Dans cette fuite en avant, Super-Normal a trouvé des alliés inattendus : les agences de notation et certains analystes de marchés qui l'encouragent à persévérer dans sa politique de rigueur postiche. Serait-ce parce qu'ils ont intérêt à ce que la machine folle continue de tourner et génère les juteuses commissions et contrats qui les font vivre ? Dansons sur le volcan .

3 – L'homme qui décide de votre temps libre

Après avoir réduit la semaine de travail à 35 heures en 1998, les socialistes ont entrepris d'allonger celle de présence des enfants à l'école et annoncent désormais un raccourcissement des vacances d'été. Pour eux, le temps, comme les promesses électorales, est relatif et sujet aux coups d'accordéon. A la manœuvre, Peillon, qui s'improvise maître des horloges et des instituteurs tout à la fois. Qu'un système politique puisse produire un ministre en roue libre, multipliant inconsidérément les annonces et plongeant des millions de familles dans la perplexité, en dit long sur l'égarement des bureaucrates qui tentent de nous gouverner. N'ayant plus d'argent à distribuer, les socialistes avaient perdu leur raison d'être et y avaient substitué du temps libre. Mais aujourd'hui, même le temps leur manque.

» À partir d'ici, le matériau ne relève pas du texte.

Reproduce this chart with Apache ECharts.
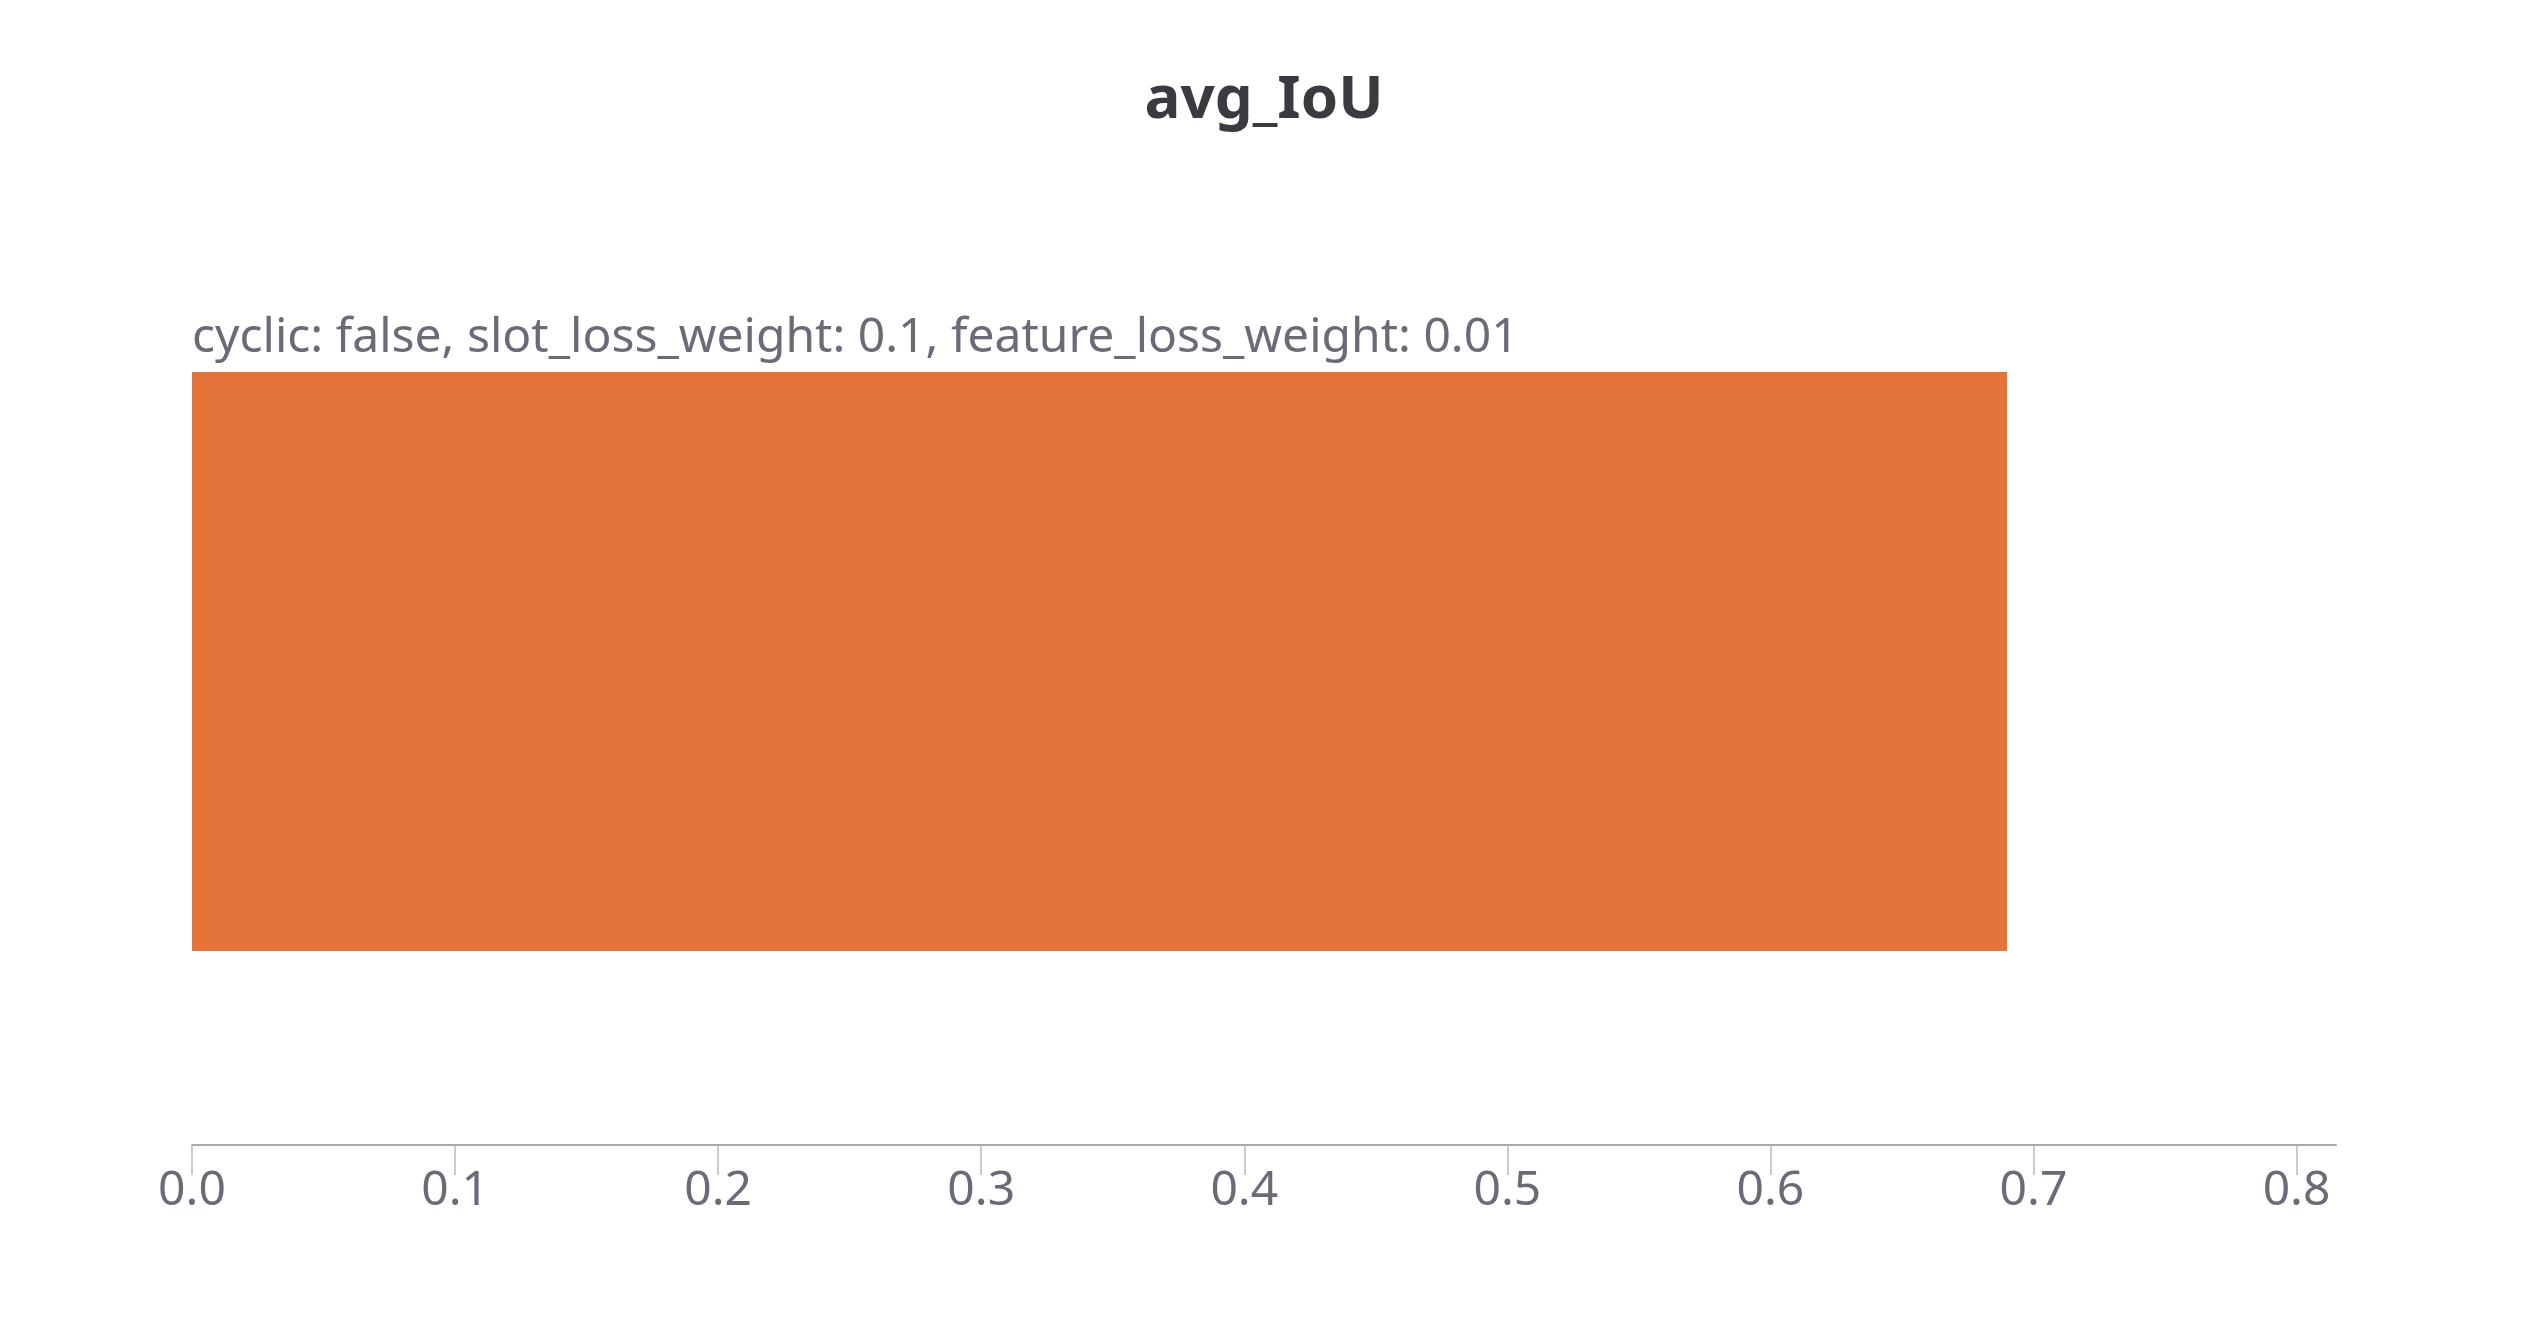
<!DOCTYPE html>
<html><head><meta charset="utf-8">
<script src="https://cdn.jsdelivr.net/npm/echarts@6/dist/echarts.min.js"></script>
<style>html,body{margin:0;padding:0;background:#fff}#c{width:2528px;height:1328px}</style>
</head><body><div id="c"></div>
<script>
const categories = ['cyclic: false, slot_loss_weight: 0.1, feature_loss_weight: 0.01'];
const values = [0.690];
const tickLabels = ['0.0','0.1','0.2','0.3','0.4','0.5','0.6','0.7','0.8'];
const chart = echarts.init(document.getElementById('c'));
chart.setOption({
  animation:false,
  title:{text:'avg_IoU',left:'center',top:66,textStyle:{fontFamily:'Source Sans Pro, Noto Sans',fontSize:60,fontWeight:'bold',color:'#3a3a40'}},
  grid:{left:192,right:192,top:178,bottom:1328-1145},
  xAxis:{type:'value',min:0,max:0.815,interval:0.1,
    axisLine:{show:true,lineStyle:{color:'#aaaaaa',width:2}},
    axisTick:{show:true,length:30,lineStyle:{color:'#bbbbbb',width:1.5}},
    splitLine:{show:false},
    axisLabel:{margin:22,fontSize:48,color:'#6b6b78',fontFamily:'Source Sans Pro, Noto Sans',
      formatter:v=>tickLabels[Math.round(v*10)] ?? ''}},
  yAxis:{type:'category',data:categories,axisLine:{show:false},axisTick:{show:false},axisLabel:{show:false}},
  series:[{type:'bar',data:values,barWidth:579,itemStyle:{color:'#e5743a'},
    label:{show:true,position:[0,-10],align:'left',verticalAlign:'bottom',
      formatter:p=>p.name,fontSize:48,color:'#6b6b78',fontFamily:'Source Sans Pro, Noto Sans'}}]
});
</script></body></html>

4 – Pourquoi tant de Ségolène ?

La vice-présidence de la Banque publique d'investissement, fer de lance supposé du redressement des PME françaises, échoit donc à Ségolène. Le risque de clientélisme dans l'attribution des financements sera-il endigué par un Jouyet jouant les garde-chiourmes ? Il aura fort à faire. Objectif de "mise en œuvre de la transition écologique", instances paritaires à tous les niveaux, poids renforcé des régions dans la gouvernance de l'établissement, etc : la fée Clochette de la gauche française va se pencher avec plusieurs baguettes magiques sur ce berceau offert en lot de consolation après que tant d'autres présidences lui aient échappé. Trente milliards d'euros sont en péril.

 5 – Carence

Les fonctionnaires feraient bien de se méfier de la suppression du jour de carence en cas de maladie. Dans le bonneteau "hollandais", ce genre de satisfactions symboliques s'accompagne toujours de restrictions plus importantes par la suite. Il suffit de se souvenir du prétendu rétablissement de la retraite à 60 ans pour les carrières longues, qui a surtout bénéficié aux enseignants ayant fréquenté les instituts de formation avant de prendre leurs fonctions. Huit mois plus tard, tous les autres salariés, au prétexte de l'ouverture d'une grande concertation, peuvent s'attendre à travailler plus longtemps.